Le texte comme interface entre le visuel et le sonore
par  Jacques  Halbronn
On oppose volontiers l’écrit et l’oral mais  c’est là une erreur 
d’optique à notre sens. L’écrit en effet ne s’oppose pas à l’oral mais 
est l’interface entre le visuel et le sonore, et constitue une entité 
hybride qui  ne reléve qu’à la marge du visuel  et qui n’approche le 
sonore que par un expédient. Il n’en reste pas moins que l’écrit  
constitue une zone intermédiaire entre deux mondes sensoriels bien 
distincts et que l’on aurait bien tort de confondre au regard de ce qui 
ne constitue qu’une intersection entre deux ensembles fort différents en
 particulier au prisme de la temporalité. L’oeil faut-il le rappeler 
capte mais aussi émet (cf le regard du taureau dans Carmen)
Pourquoi donc cette fausse dialectique de l’écrit et du sonore? 
Probablement parce que nous ne percevons plus pleinement le rôle des 
signaux par lesquels nous communiquons en dehors de la parole et 
qu’illistrait si bien autrefois  la pantomime et son expression 
cinématographique (le temps du muet,  cf The Artist avec  Jean Dujardin)
Or, nous accédons au langage non articulé bien avant d’apprendre à 
parler/ Cela passe par le sourire, le regard, les mimiques, les moues, 
les grimaces etc etc qui échappent à l’aveugle ou à celui qui vit dans 
l’obscurité. Ce qui nous renvoie au mythe de la Caverne.
Car à l’inverse dans la Caverne, le son remplace le signe, les oreilles les yeux, la voix le geste.
Et l’on comprend quel sera le rôle de l’écrit pour faire communiquer 
ces deux mondes, celui de la Caverne et celui qui se situe à l’air 
libre. L’invention de l’écrit  correspond à une tentative de symbiose 
entre   le monde des hommes, hors de la caverne et le monde des femmes, 
au sein de la caverne. Apprendre à lire à voix haute est le propre des 
passeurs entre les deux humanités que nous relions au stade androgynal 
et au stade phallique, la femme de toute évidence quand elle est 
enceinte ressemblant fort à l’androgyne; d’autant qu’elle n’a plus 
besoin de l’homme.
Cela dit, il apparait que les femmes tendent à vouloir accéder au 
monde  et aux valeurs des hommes et vice versa/ Les hommes s’évertueront
 à composer des sérénades – le chanteur de charme, le crooner- tandis 
que les femmes  porteront toutes sortes de parures qui attireront l’oeil
 des hommes. Mais les femmes ne sont pas vraiment faites pour exister 
visuellement et l’âge -comme le soulignait Ronsard dans ‘quand vous 
serez bien vieille et comme le note un Raymond Lulle à propos d’une 
femme dont la poitrine était abimée par la maladie- ne pardonne guère en
 dépit des liftings. Quant aux hommes, leur rapport à la parole ne 
saurait se substituer aux actes et comme on sait cela ne leur sert qu’à 
appâter  les femmes pour passer à un autre niveau de contact.
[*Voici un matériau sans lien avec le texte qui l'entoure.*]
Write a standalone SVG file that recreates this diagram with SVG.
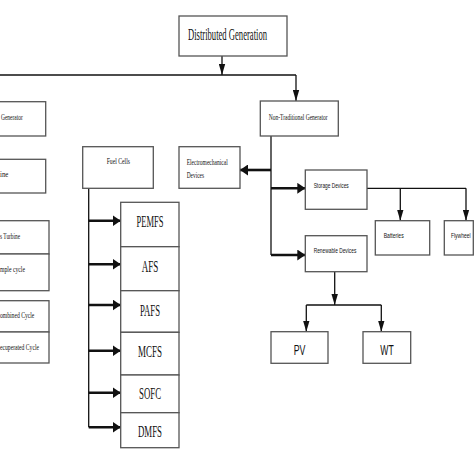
<svg xmlns="http://www.w3.org/2000/svg" width="474" height="474" viewBox="0 0 474 474">
<style>
.box{fill:#fff;stroke:#555;stroke-width:1.3}
.ln{fill:none;stroke:#111;stroke-width:1.3}
.tk{fill:none;stroke:#111;stroke-width:2.6}
.s{font-family:"Liberation Serif",serif;fill:#111}
.a{font-family:"Liberation Sans",sans-serif;fill:#111}
</style>
<defs>
<marker id="ah" viewBox="0 0 12 7" refX="12" refY="3.5" markerUnits="userSpaceOnUse" markerWidth="11" markerHeight="7" orient="auto"><path d="M0,0 L12,3.5 L0,7 z" fill="#111"/></marker>
<marker id="at" viewBox="0 0 8 11" refX="8" refY="5.5" markerUnits="userSpaceOnUse" markerWidth="8" markerHeight="11" orient="auto"><path d="M0,0 L8,5.5 L0,11 z" fill="#111"/></marker>
</defs>
<rect width="474" height="474" fill="#fff"/>
<g id="connectors">
<path class="ln" d="M0,75 H296"/>
<path class="ln" d="M222,56 V75" marker-end="url(#ah)"/>
<path class="ln" d="M296,75 V101" marker-end="url(#ah)"/>
<path class="ln" d="M271,136 V255"/>
<path class="tk" d="M271,170 H240" marker-end="url(#at)"/>
<path class="tk" d="M271,188.3 H305.3" marker-end="url(#at)"/>
<path class="tk" d="M271,255 H305.3" marker-end="url(#at)"/>
<path class="ln" d="M367,188.3 H466"/>
<path class="ln" d="M400.3,188.3 V220.7" marker-end="url(#ah)"/>
<path class="ln" d="M466,188.3 V220.7" marker-end="url(#ah)"/>
<path class="ln" d="M334.7,271.7 V305" marker-end="url(#ah)"/>
<path class="ln" d="M306.3,305 H381.3"/>
<path class="ln" d="M306.3,305 V331.7" marker-end="url(#ah)"/>
<path class="ln" d="M381.3,305 V331.7" marker-end="url(#ah)"/>
<path class="ln" d="M88.7,188.3 V427.3"/>
<path class="tk" d="M88.7,220.7 H120.7" marker-end="url(#at)"/>
<path class="tk" d="M88.7,264.3 H120.7" marker-end="url(#at)"/>
<path class="tk" d="M88.7,305 H120.7" marker-end="url(#at)"/>
<path class="tk" d="M88.7,350.7 H120.7" marker-end="url(#at)"/>
<path class="tk" d="M88.7,392.7 H120.7" marker-end="url(#at)"/>
<path class="tk" d="M88.7,427.3 H120.7" marker-end="url(#at)"/>
</g>
<g id="dg"><rect class="box" x="179" y="16" width="108" height="40"/><text class="s" x="188" y="40" font-size="16" textLength="79" lengthAdjust="spacingAndGlyphs">Distributed Generation</text></g>
<g id="ntg"><rect class="box" x="260.3" y="101" width="78" height="35"/><text class="s" x="268.7" y="119.5" font-size="8.5" textLength="59" lengthAdjust="spacingAndGlyphs">Non-Traditional Generator</text></g>
<g id="tg"><rect class="box" x="-5" y="101.7" width="50.7" height="34.3"/><text class="s" x="1" y="119.5" font-size="8.5" textLength="21.7" lengthAdjust="spacingAndGlyphs">Generator</text></g>
<g id="mt"><rect class="box" x="-5" y="159.3" width="50.7" height="33.7"/><text class="s" x="0" y="176.7" font-size="8.5" textLength="8.3" lengthAdjust="spacingAndGlyphs">ine</text></g>
<g id="gt"><rect class="box" x="-5" y="220.7" width="54" height="33.3"/><text class="s" x="0" y="239" font-size="8.5" textLength="20" lengthAdjust="spacingAndGlyphs">s Turbine</text></g>
<g id="sc"><rect class="box" x="-5" y="254" width="54" height="36.7"/><text class="s" x="0" y="272" font-size="8.5" textLength="25" lengthAdjust="spacingAndGlyphs">mple cycle</text></g>
<g id="cc"><rect class="box" x="-5" y="300.7" width="54" height="31.3"/><text class="s" x="0" y="318.3" font-size="8.5" textLength="34.3" lengthAdjust="spacingAndGlyphs">ombined Cycle</text></g>
<g id="rc"><rect class="box" x="-5" y="332" width="54" height="31"/><text class="s" x="0" y="350" font-size="8.5" textLength="39" lengthAdjust="spacingAndGlyphs">ecuperated Cycle</text></g>
<g id="fc"><rect class="box" x="82.7" y="146.7" width="70.6" height="41.6"/><text class="s" x="106.7" y="164.3" font-size="8.5" textLength="23.3" lengthAdjust="spacingAndGlyphs">Fuel Cells</text></g>
<g id="em"><rect class="box" x="179" y="146.7" width="61" height="41.6"/><text class="s" x="186.7" y="165" font-size="8.5" textLength="41" lengthAdjust="spacingAndGlyphs">Electromechanical</text><text class="s" x="186.7" y="178.3" font-size="8.5" textLength="17.3" lengthAdjust="spacingAndGlyphs">Devices</text></g>
<g id="sd"><rect class="box" x="305.3" y="170" width="61.7" height="39.3"/><text class="a" x="313.7" y="188.3" font-size="8" textLength="35" lengthAdjust="spacingAndGlyphs">Storage Devices</text></g>
<g id="rd"><rect class="box" x="305.3" y="235.7" width="61.7" height="36"/><text class="a" x="313.7" y="253.3" font-size="8" textLength="42.6" lengthAdjust="spacingAndGlyphs">Renewable Devices</text></g>
<g id="bat"><rect class="box" x="375.3" y="220.7" width="54.4" height="34.3"/><text class="a" x="383.7" y="238.3" font-size="8" textLength="20" lengthAdjust="spacingAndGlyphs">Batteries</text></g>
<g id="fw"><rect class="box" x="444.3" y="220.7" width="29" height="34.3"/><text class="a" transform="translate(451,237.8) scale(0.62,1)" font-size="8">Flywheel</text></g>
<g id="pv"><rect class="box" x="271" y="331.7" width="57" height="31.6"/><text class="a" x="293.7" y="355" font-size="15" textLength="11.7" lengthAdjust="spacingAndGlyphs">PV</text></g>
<g id="wt"><rect class="box" x="363" y="331.7" width="47.7" height="31.6"/><text class="a" x="380.3" y="355" font-size="15" textLength="13.4" lengthAdjust="spacingAndGlyphs">WT</text></g>
<g id="pemfs"><rect class="box" x="120.7" y="202.3" width="58.3" height="44.4"/><text class="s" x="136.5" y="227.3" font-size="17" textLength="27" lengthAdjust="spacingAndGlyphs">PEMFS</text></g>
<g id="afs"><rect class="box" x="120.7" y="246.7" width="58.3" height="44"/><text class="s" x="141.7" y="271.7" font-size="17" textLength="16.6" lengthAdjust="spacingAndGlyphs">AFS</text></g>
<g id="pafs"><rect class="box" x="120.7" y="290.7" width="58.3" height="41.6"/><text class="s" x="140" y="315.7" font-size="17" textLength="20" lengthAdjust="spacingAndGlyphs">PAFS</text></g>
<g id="mcfs"><rect class="box" x="120.7" y="332.3" width="58.3" height="42.7"/><text class="s" x="138" y="356.7" font-size="17" textLength="24" lengthAdjust="spacingAndGlyphs">MCFS</text></g>
<g id="sofc"><rect class="box" x="120.7" y="375" width="58.3" height="37.7"/><text class="s" x="139" y="399" font-size="17" textLength="22" lengthAdjust="spacingAndGlyphs">SOFC</text></g>
<g id="dmfs"><rect class="box" x="120.7" y="412.7" width="58.3" height="35"/><text class="s" x="138" y="436.7" font-size="17" textLength="24" lengthAdjust="spacingAndGlyphs">DMFS</text></g>
</svg>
On a trop souvent tendance à croire que l’écrit est un point de 
départ alors qu’il n’est qu’un pis aller, un compromis pour communiquer 
avec celui qui ne capte pas bien les signes du visage et des mains. On a
 vu récemment cependant des assemblées où les gens s’exprimaient par des
 gestes codés, sur la Place de la République, au cours de nuits 
blanches. Inversement, l’on peut penser que l’écrit permet de noter la 
parole à destination des malentendants, ce qui correspond aussi au 
langage des signes des sourds muets; L’écrit s’adresserait   au départ 
aux mal voyants et aux mal entendants. Ce serait en vérité un outil, une
 « machine » faisant d’ailleurs appel à des matériaux non produits par 
le corps (tablettes d’argile, papyrus etc)  à la différence de ce que 
nous pouvons exprimer spontanément par le geste et par la parole. On 
parle d’ailleurs de joindre le geste à la parole. Avec  l’écrit,  
incarné par le scribe, l’humanité bascule déjà dans une certaine forme 
de technologie. Les tables de la loi du Mont Sinai font triompher 
l’écrit et ce faisant  s’adressent à tout le monde  puisque  l’on peut 
le rendre accessible aussi bien par la vue que par le son.
Rappelons que le visuel  correspond aux arts plastiques et que le  
sonore correspond à la musique. L’opéra est intermédiaire entre ces deux
 plans.
On voit donc que le ternaire détermine une sorte de voie médiane. il 
est comparable à la chauve souris, moitié souris, moitié oiseau.